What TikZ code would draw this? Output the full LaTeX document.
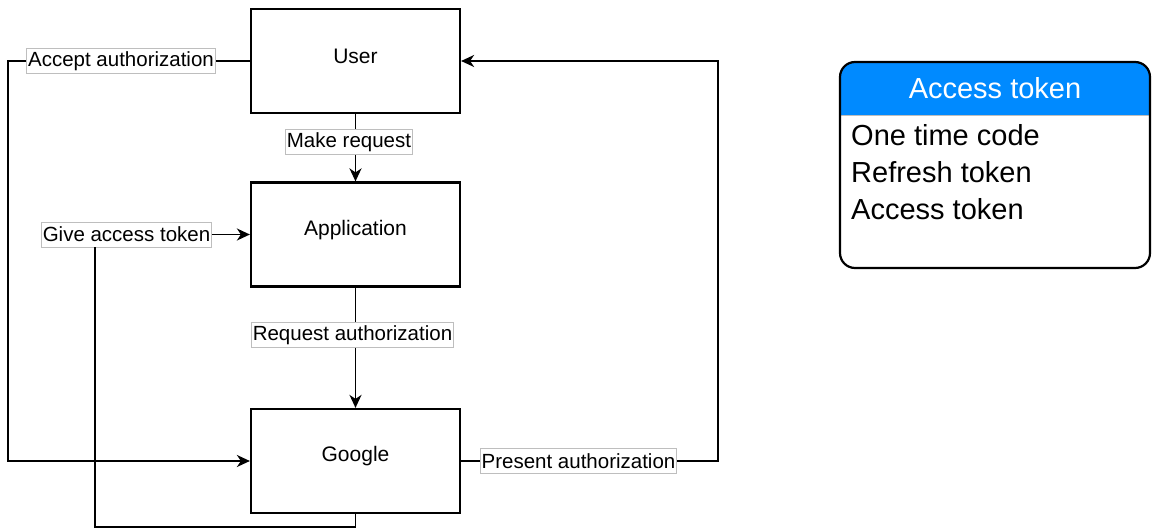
\documentclass[tikz,border=0pt]{standalone}
\usepackage{fontspec}
\setmainfont{Liberation Sans}
\usetikzlibrary{arrows.meta}
\definecolor{hdrblue}{RGB}{0,138,255}
\definecolor{lblgray}{RGB}{190,190,190}
\tikzset{
  box/.style={draw, line width=2.2pt, minimum width=209pt, minimum height=104pt, inner sep=0pt},
  boxtext/.style={font=\fontsize{21}{24}\selectfont, inner sep=0pt},
  lbl/.style={draw=lblgray, line width=0.9pt, fill=white, font=\fontsize{20.5}{24}\selectfont, inner sep=1.5pt, minimum height=25pt},
  conn/.style={line width=1.9pt},
  arr/.style={conn, -{Stealth[length=13pt,width=12pt,inset=4pt]}},
  paneltext/.style={font=\fontsize{29}{32}\selectfont, inner sep=0pt, anchor=west},
}
\begin{document}
\begin{tikzpicture}[x=1pt,y=-1pt]
\useasboundingbox (0,0) rectangle (1152,529);
% boxes
\node[box] (user) at (355.5,61) {};
\node[boxtext] (usert) at (355.5,56) {User};
\node[box] (app) at (355.5,234.5) {};
\node[boxtext] (appt) at (355.5,230) {Application};
\node[box] (google) at (355.5,461) {};
\node[boxtext] (googlet) at (355.5,456) {Google};
% labels
\node[lbl] (acc) at (121,61) {Accept authorization};
\node[lbl] (mk) at (349,142) {Make request};
\node[lbl] (req) at (352.5,335) {Request authorization};
\node[lbl] (pres) at (578.5,461) {Present authorization};
\node[lbl] (gat) at (126.5,234.5) {Give access token};
% helper coordinates
\coordinate (lc) at (8,461);
\coordinate (rc) at (718,61);
\coordinate (b1) at (355.5,527);
\coordinate (b2) at (95,527);
% connectors
\draw[conn] (user.west) -- (acc.east);
\draw[arr] (acc.west) -| (lc) -- (google.west);
\draw[conn] (user.south) -- (user.south |- mk.north);
\draw[arr] (user.south |- mk.south) -- (app.north);
\draw[conn] (app.south) -- (app.south |- req.north);
\draw[arr] (app.south |- req.south) -- (google.north);
\draw[conn] (google.east) -- (pres.west);
\draw[arr] (pres.east) -| (rc) -- (user.east);
\draw[conn] (google.south) -- (b1) -- (b2) -- (b2 |- gat.south);
\draw[arr] (gat.east) -- (app.west);
% panel
\begin{scope}
\clip[rounded corners=15pt] (840,62) rectangle (1150,268);
\fill[hdrblue] (840,62) rectangle (1150,115);
\end{scope}
\draw[lblgray, line width=0.8pt] (840,115) -- (1150,115);
\node[draw, line width=2.2pt, rounded corners=15pt, minimum width=310pt, minimum height=206pt, inner sep=0pt] (panel) at (995,165) {};
\node[font=\fontsize{29}{32}\selectfont, text=white, inner sep=0pt] (hdr) at (995,88) {Access token};
\node[paneltext] (i1) at (851,135) {One time code};
\node[paneltext] (i2) at (851,172) {Refresh token};
\node[paneltext] (i3) at (851,209) {Access token};
\end{tikzpicture}
\end{document}
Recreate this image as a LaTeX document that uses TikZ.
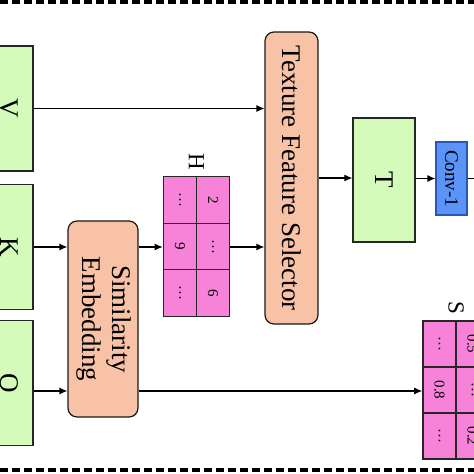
\documentclass[tikz,border=0pt]{standalone}
\usepackage{graphicx}
\usepackage{fontspec}
\setmainfont{Liberation Serif}
\usetikzlibrary{arrows.meta,matrix}

\definecolor{boxgreen}{HTML}{D4FBB9}
\definecolor{boxpeach}{HTML}{F8C2A6}
\definecolor{cellpink}{HTML}{F783D9}
\definecolor{convblue}{HTML}{5C93F7}
\definecolor{convedge}{HTML}{2C55B8}

\newcommand{\vtext}[1]{\rotatebox{-90}{#1}}
% input letters sit at the cut-off left edge
\newcommand{\edgetext}[1]{\rotatebox{-90}{\raisebox{-2pt}[0pt][0pt]{#1}}}

\tikzset{
  block/.style={draw=black!85, line width=1.2pt, fill=boxgreen, inner sep=0pt,
                minimum width=62pt, minimum height=125pt},
  process/.style={draw=black!90, line width=1.2pt, fill=boxpeach, rounded corners=9pt,
                  inner sep=0pt},
  conv/.style={draw=convedge, line width=1.2pt, fill=convblue, inner sep=0pt,
               font=\fontsize{19}{22}\selectfont},
  cell/.style={draw=black!85, line width=1.2pt, fill=cellpink, inner sep=0pt, anchor=center,
               minimum width=33pt, minimum height=46.5pt, font=\fontsize{15}{18}\selectfont},
  grid/.style={matrix of nodes, nodes={cell}, column sep=-1.2pt, row sep=-1.2pt, inner sep=0pt},
  lab/.style={font=\fontsize{23}{26}\selectfont, inner sep=0pt},
  arr/.style={-{Latex[length=8pt,width=7pt]}, line width=1.2pt},
  dashline/.style={line width=4pt, dash pattern=on 8pt off 4pt}
}

\begin{document}
\begin{tikzpicture}[x=1pt,y=-1pt, every node/.append style={font=\fontsize{27}{30}\selectfont}]
  \useasboundingbox (0,0) rectangle (474,474);
  \clip (0,0) rectangle (474,474);

  % inputs
  \node[block] (V) at (2,108.5) {\edgetext{V}};
  \node[block] (K) at (2,247) {\edgetext{K}};
  \node[block] (Q) at (2,383) {\edgetext{Q}};

  \node[process, minimum width=70pt, minimum height=196pt] (sim) at (103,319)
       {\vtext{\begin{tabular}{@{}c@{}}Similarity\\Embedding\end{tabular}}};
  \node[process, minimum width=53pt, minimum height=292pt] (tfs) at (291.5,178)
       {\vtext{Texture Feature Selector}};
  \node[block, minimum height=124pt] (T) at (384,180) {\vtext{T}};
  \node[conv, minimum width=31pt, minimum height=73pt] (conv) at (451.5,178.5) {\vtext{Conv-1}};

  % hard and soft attention maps
  \matrix (H) [grid] at (196.5,246.5) {
    \vtext{\dots} & \vtext{2} \\
    \vtext{9} & \vtext{\dots} \\
    \vtext{\dots} & \vtext{6} \\
  };
  \matrix (S) [grid, nodes={minimum height=46pt}] at (456,390) {
    \vtext{\dots} & \vtext{0.5} \\
    \vtext{0.8} & \vtext{\dots} \\
    \vtext{\dots} & \vtext{0.2} \\
  };
  \node[lab] (Hlab) at ([yshift=14pt]H.north) {\vtext{H}};
  \node[lab] (Slab) at ([yshift=12pt]S.north) {\vtext{S}};

  \coordinate (qline) at (0,391);
  \coordinate (out) at (474,178.5);

  \draw[arr] (V) -- (V -| tfs.west);
  \draw[arr] (K) -- (K -| sim.west);
  \draw[arr] (Q.east |- qline) -- (sim.west |- qline);
  \draw[arr] (sim.east |- K) -- (H.west |- K);
  \draw[arr] (H.east |- K) -- (tfs.west |- K);
  \draw[arr] (sim.east |- qline) -- (S.west |- qline);
  \draw[arr] (tfs.east) -- (tfs.east -| T.west);
  \draw[arr] (T.east |- conv) -- (conv.west);
  \draw[line width=1.2pt] (conv.east) -- (out);

  \draw[dashline] (0,2) -- (474,2);
  \draw[dashline] (0,470) -- (474,470);
\end{tikzpicture}
\end{document}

* TASK DESCRIPTION: Copy out the entries verbatim and leave the images out.

* FINAL ANSWER:
What TikZ code would draw this? Output the full LaTeX document.
\documentclass[tikz,border=0pt]{standalone}
\usepackage{fontspec}
\setmainfont{Liberation Sans}
\usetikzlibrary{arrows.meta}
\definecolor{hdrblue}{RGB}{0,138,255}
\definecolor{lblgray}{RGB}{190,190,190}
\tikzset{
  box/.style={draw, line width=2.2pt, minimum width=209pt, minimum height=104pt, inner sep=0pt},
  boxtext/.style={font=\fontsize{21}{24}\selectfont, inner sep=0pt},
  lbl/.style={draw=lblgray, line width=0.9pt, fill=white, font=\fontsize{20.5}{24}\selectfont, inner sep=1.5pt, minimum height=25pt},
  conn/.style={line width=1.9pt},
  arr/.style={conn, -{Stealth[length=13pt,width=12pt,inset=4pt]}},
  paneltext/.style={font=\fontsize{29}{32}\selectfont, inner sep=0pt, anchor=west},
}
\begin{document}
\begin{tikzpicture}[x=1pt,y=-1pt]
\useasboundingbox (0,0) rectangle (1152,529);
% boxes
\node[box] (user) at (355.5,61) {};
\node[boxtext] (usert) at (355.5,56) {User};
\node[box] (app) at (355.5,234.5) {};
\node[boxtext] (appt) at (355.5,230) {Application};
\node[box] (google) at (355.5,461) {};
\node[boxtext] (googlet) at (355.5,456) {Google};
% labels
\node[lbl] (acc) at (121,61) {Accept authorization};
\node[lbl] (mk) at (349,142) {Make request};
\node[lbl] (req) at (352.5,335) {Request authorization};
\node[lbl] (pres) at (578.5,461) {Present authorization};
\node[lbl] (gat) at (126.5,234.5) {Give access token};
% helper coordinates
\coordinate (lc) at (8,461);
\coordinate (rc) at (718,61);
\coordinate (b1) at (355.5,527);
\coordinate (b2) at (95,527);
% connectors
\draw[conn] (user.west) -- (acc.east);
\draw[arr] (acc.west) -| (lc) -- (google.west);
\draw[conn] (user.south) -- (user.south |- mk.north);
\draw[arr] (user.south |- mk.south) -- (app.north);
\draw[conn] (app.south) -- (app.south |- req.north);
\draw[arr] (app.south |- req.south) -- (google.north);
\draw[conn] (google.east) -- (pres.west);
\draw[arr] (pres.east) -| (rc) -- (user.east);
\draw[conn] (google.south) -- (b1) -- (b2) -- (b2 |- gat.south);
\draw[arr] (gat.east) -- (app.west);
% panel
\begin{scope}
\clip[rounded corners=15pt] (840,62) rectangle (1150,268);
\fill[hdrblue] (840,62) rectangle (1150,115);
\end{scope}
\draw[lblgray, line width=0.8pt] (840,115) -- (1150,115);
\node[draw, line width=2.2pt, rounded corners=15pt, minimum width=310pt, minimum height=206pt, inner sep=0pt] (panel) at (995,165) {};
\node[font=\fontsize{29}{32}\selectfont, text=white, inner sep=0pt] (hdr) at (995,88) {Access token};
\node[paneltext] (i1) at (851,135) {One time code};
\node[paneltext] (i2) at (851,172) {Refresh token};
\node[paneltext] (i3) at (851,209) {Access token};
\end{tikzpicture}
\end{document}
Recreate this image as a LaTeX document that uses TikZ.
\documentclass[tikz,border=0pt]{standalone}
\usepackage{graphicx}
\usepackage{fontspec}
\setmainfont{Liberation Serif}
\usetikzlibrary{arrows.meta,matrix}

\definecolor{boxgreen}{HTML}{D4FBB9}
\definecolor{boxpeach}{HTML}{F8C2A6}
\definecolor{cellpink}{HTML}{F783D9}
\definecolor{convblue}{HTML}{5C93F7}
\definecolor{convedge}{HTML}{2C55B8}

\newcommand{\vtext}[1]{\rotatebox{-90}{#1}}
% input letters sit at the cut-off left edge
\newcommand{\edgetext}[1]{\rotatebox{-90}{\raisebox{-2pt}[0pt][0pt]{#1}}}

\tikzset{
  block/.style={draw=black!85, line width=1.2pt, fill=boxgreen, inner sep=0pt,
                minimum width=62pt, minimum height=125pt},
  process/.style={draw=black!90, line width=1.2pt, fill=boxpeach, rounded corners=9pt,
                  inner sep=0pt},
  conv/.style={draw=convedge, line width=1.2pt, fill=convblue, inner sep=0pt,
               font=\fontsize{19}{22}\selectfont},
  cell/.style={draw=black!85, line width=1.2pt, fill=cellpink, inner sep=0pt, anchor=center,
               minimum width=33pt, minimum height=46.5pt, font=\fontsize{15}{18}\selectfont},
  grid/.style={matrix of nodes, nodes={cell}, column sep=-1.2pt, row sep=-1.2pt, inner sep=0pt},
  lab/.style={font=\fontsize{23}{26}\selectfont, inner sep=0pt},
  arr/.style={-{Latex[length=8pt,width=7pt]}, line width=1.2pt},
  dashline/.style={line width=4pt, dash pattern=on 8pt off 4pt}
}

\begin{document}
\begin{tikzpicture}[x=1pt,y=-1pt, every node/.append style={font=\fontsize{27}{30}\selectfont}]
  \useasboundingbox (0,0) rectangle (474,474);
  \clip (0,0) rectangle (474,474);

  % inputs
  \node[block] (V) at (2,108.5) {\edgetext{V}};
  \node[block] (K) at (2,247) {\edgetext{K}};
  \node[block] (Q) at (2,383) {\edgetext{Q}};

  \node[process, minimum width=70pt, minimum height=196pt] (sim) at (103,319)
       {\vtext{\begin{tabular}{@{}c@{}}Similarity\\Embedding\end{tabular}}};
  \node[process, minimum width=53pt, minimum height=292pt] (tfs) at (291.5,178)
       {\vtext{Texture Feature Selector}};
  \node[block, minimum height=124pt] (T) at (384,180) {\vtext{T}};
  \node[conv, minimum width=31pt, minimum height=73pt] (conv) at (451.5,178.5) {\vtext{Conv-1}};

  % hard and soft attention maps
  \matrix (H) [grid] at (196.5,246.5) {
    \vtext{\dots} & \vtext{2} \\
    \vtext{9} & \vtext{\dots} \\
    \vtext{\dots} & \vtext{6} \\
  };
  \matrix (S) [grid, nodes={minimum height=46pt}] at (456,390) {
    \vtext{\dots} & \vtext{0.5} \\
    \vtext{0.8} & \vtext{\dots} \\
    \vtext{\dots} & \vtext{0.2} \\
  };
  \node[lab] (Hlab) at ([yshift=14pt]H.north) {\vtext{H}};
  \node[lab] (Slab) at ([yshift=12pt]S.north) {\vtext{S}};

  \coordinate (qline) at (0,391);
  \coordinate (out) at (474,178.5);

  \draw[arr] (V) -- (V -| tfs.west);
  \draw[arr] (K) -- (K -| sim.west);
  \draw[arr] (Q.east |- qline) -- (sim.west |- qline);
  \draw[arr] (sim.east |- K) -- (H.west |- K);
  \draw[arr] (H.east |- K) -- (tfs.west |- K);
  \draw[arr] (sim.east |- qline) -- (S.west |- qline);
  \draw[arr] (tfs.east) -- (tfs.east -| T.west);
  \draw[arr] (T.east |- conv) -- (conv.west);
  \draw[line width=1.2pt] (conv.east) -- (out);

  \draw[dashline] (0,2) -- (474,2);
  \draw[dashline] (0,470) -- (474,470);
\end{tikzpicture}
\end{document}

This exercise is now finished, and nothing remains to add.